Find ways to express your emotions. You may not feel comfortable yet talking to friends or family about your diagnosis, and that’s OK, Huvert says. But it’s important to find other ways to process your feelings, whether it’s through journaling, meditation, or even art.
“My first year of cancer was rough: I had moments where I felt completely worthless and didn’t want the struggle of having to ‘keep up the good fight,’” Beaty says. What did help: picking up a pen and paper to process the dark thoughts that invaded her mind. “I would work through thoughts such as ‘Where will I go when I die?’ while drawing an image of a bridge going somewhere, although I wasn’t sure exactly where,” she explains.
Embrace your spirit. Embracing faith or spirituality can help you get through your diagnosis of metastatic small-cell lung cancer. It doesn’t have to mean attending a religious service: it can be something as simple as practicing mindfulness or spending time in nature, Huvert says. Lee credits her faith with helping her deal with her initial diagnosis. “Normally, I was a pessimist, but anytime I felt overwhelmed I would read the Bible and find it soothing,” she recalls. “It gave me something to focus on, so I wouldn’t keep drifting into emotions like anger and fear.”
Think about your legacy. A diagnosis of metastatic cancer can serve as a “wake-up” call for you to stop and think about how you want to experience the rest of your life. You may want to visit somewhere you’ve never been, or finish projects you’ve put aside, or mend broken relationships. “When I was first diagnosed, I was in despair. I thought, ‘I’m twice divorced, I don’t have kids, and I haven’t done that much with my art therapy career,’” Beaty says. “I asked myself: ‘What legacy am I leaving behind?’”
Then, one afternoon while she went through a 6-hour cancer treatment, Beaty scrolled through the emojis on her cell phone and realized that none of them were relevant to her life right now. A year later, she created the EmPat Project, a website filled with animated emojis for cancer patients to text to friends and family when they felt too tired, sick, or sad to explain how they were doing. “The EmPat emojis became the legacy project I was so afraid I’d never get to create,” Beaty says proudly.
Getting Support When You Have MSCLC
Surround yourself with a medical team you can trust. Alexis Daniuk, 76, was diagnosed with metastatic small-cell lung cancer in January 2021 after being hospitalized for a persistent cough. Almost as soon as she got the news, she received a telephone call from her primary care doctor. “He was there from day one, cheering me on and telling me I’d conquer my cancer,” she says. “He was always after me to make sure I ate enough, and to remind me to get off the couch every single day and walk, even if it was just 2 feet. He really kept me going through my darkest times.”

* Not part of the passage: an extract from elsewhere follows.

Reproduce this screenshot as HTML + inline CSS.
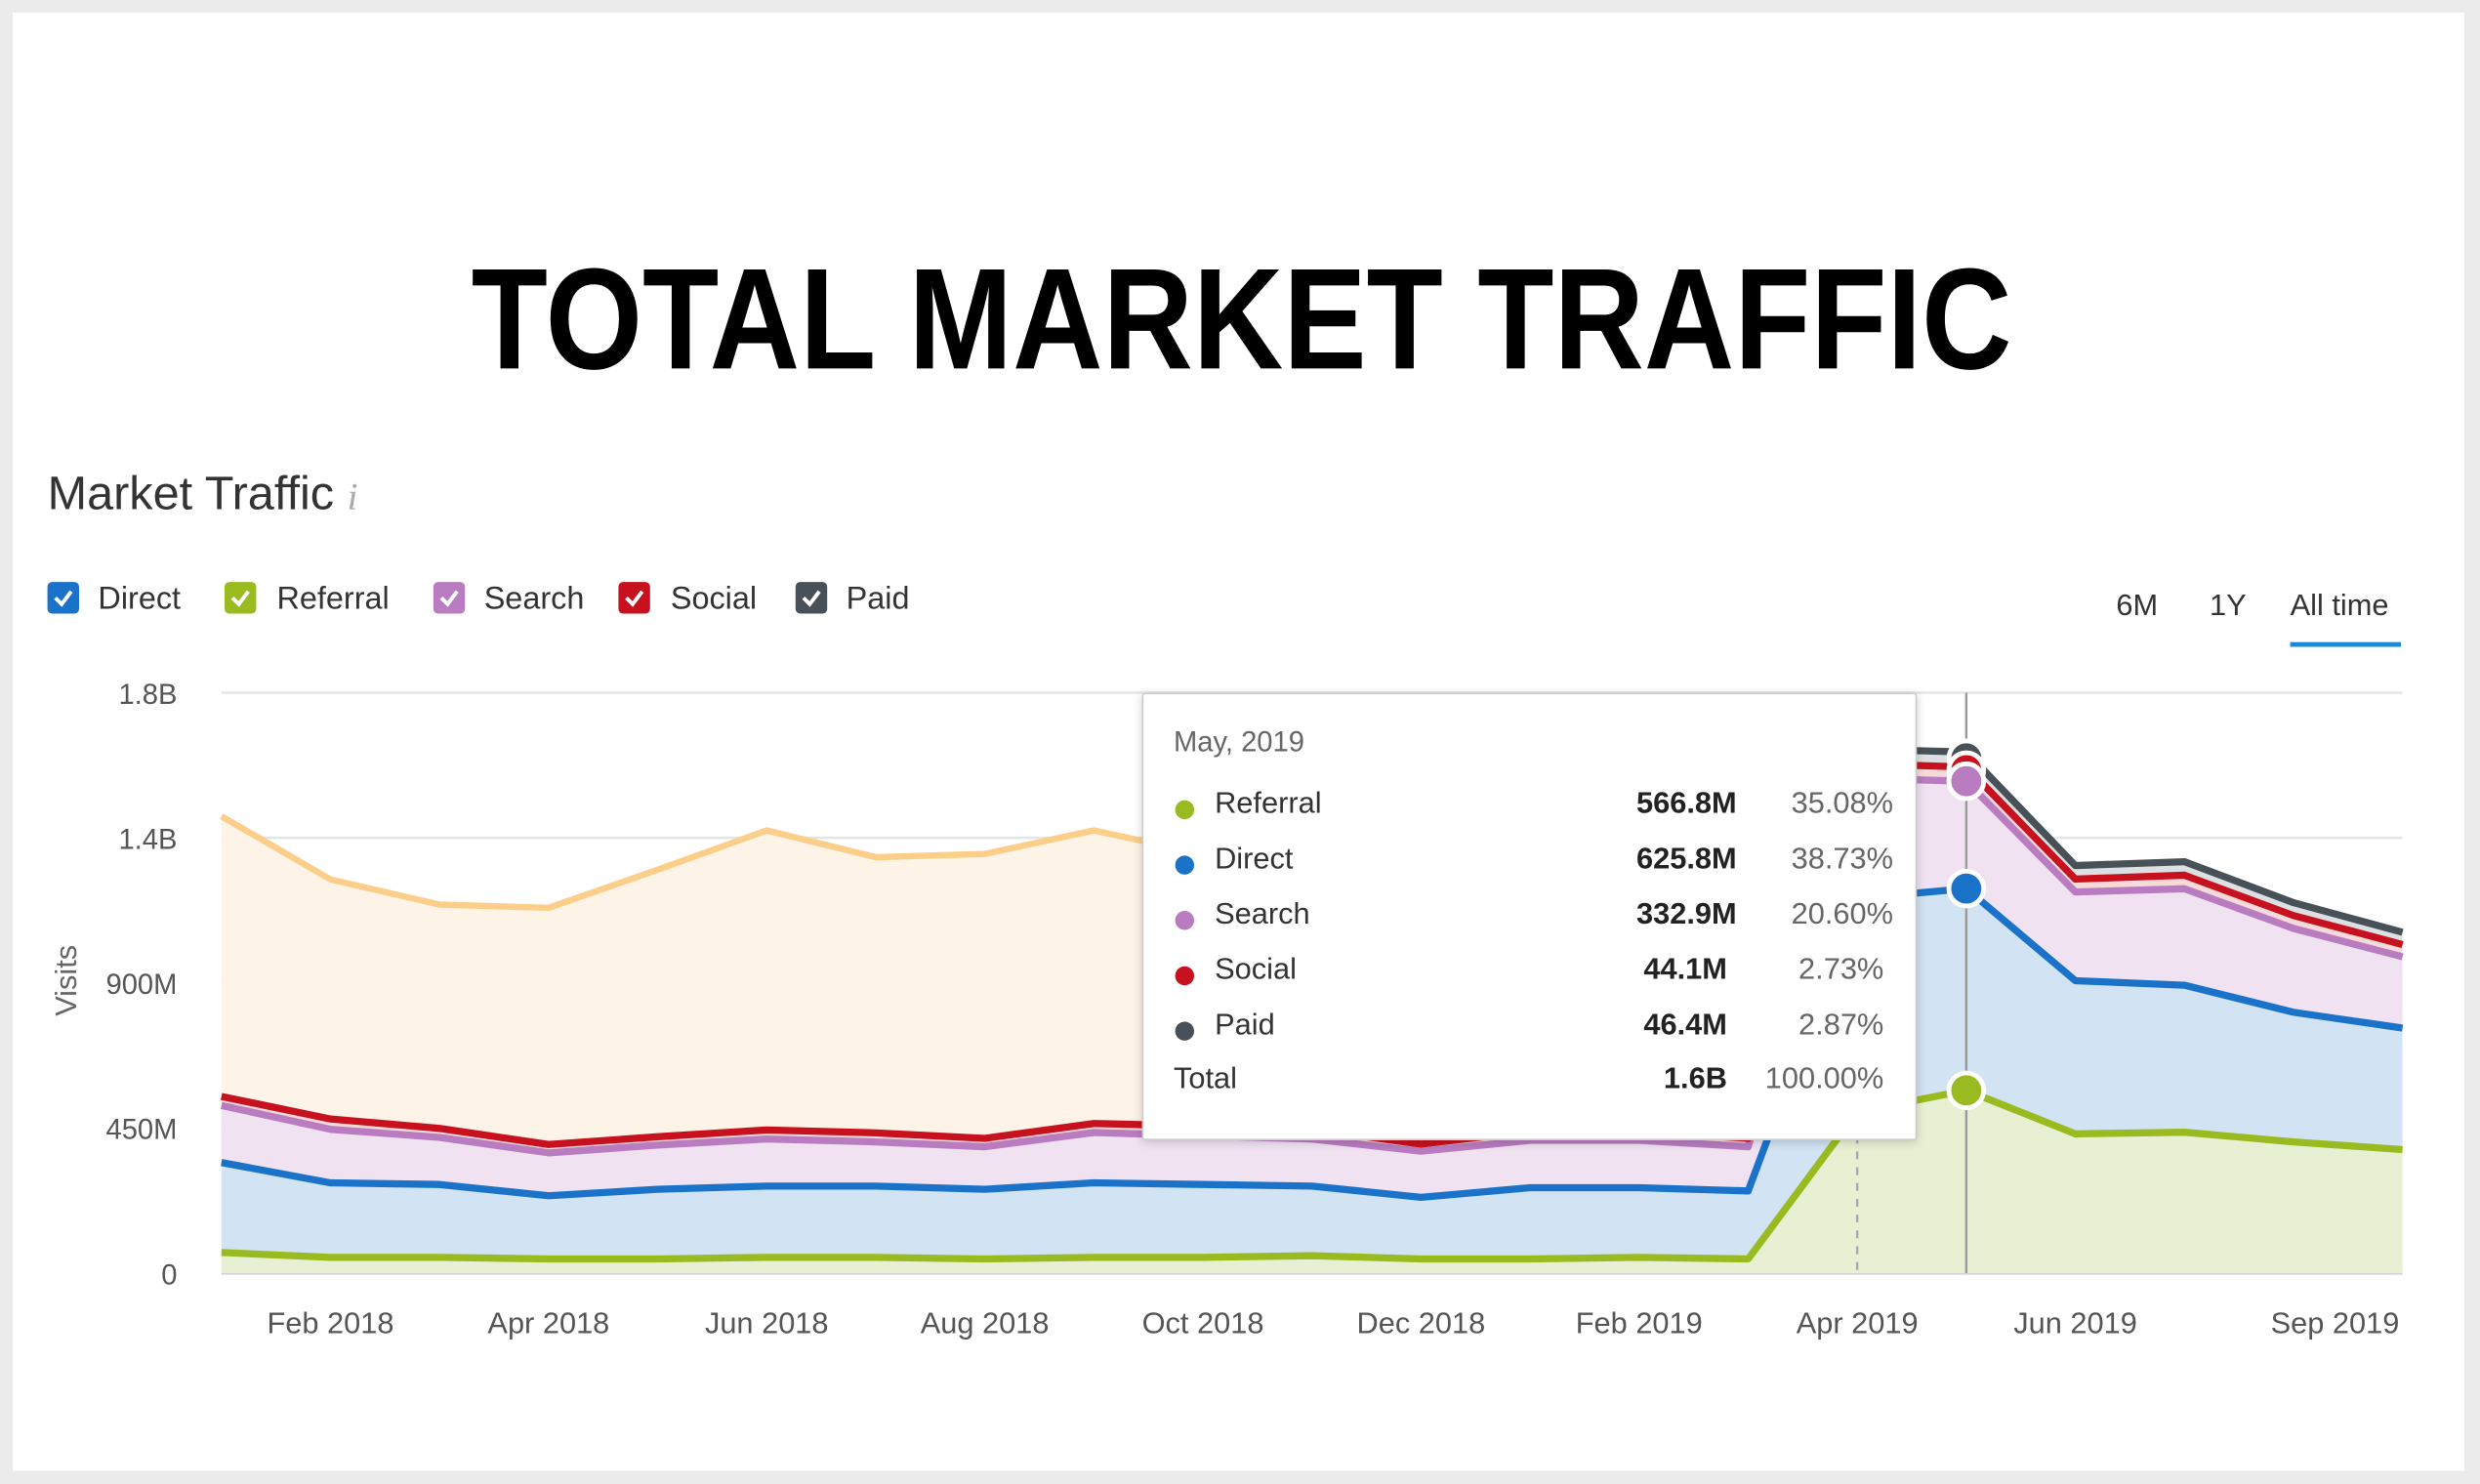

Lean on others. “When I was diagnosed with small-cell lung cancer 15 years ago, I had to swallow my pride and ask for help,” recalls Montessa Lee, 43. “But I needed assistance — was being treated at two different hospitals with radiation and chemotherapy, and the therapies made me so woozy I couldn’t drive.”
It can be particularly hard if you have adult children, since it may involve a fairly sharp role reversal. “As a parent, you don’t want your kids, no matter how old they are, to see you sick and taking care of you,” Daniuk says. But she quickly learned that she had no other choice. “My daughter Shannon is a nurse, so she knew exactly what to ask the doctors when I was first diagnosed,” Daniuk explains. “I’ve also realized that it makes her feel better to help me.”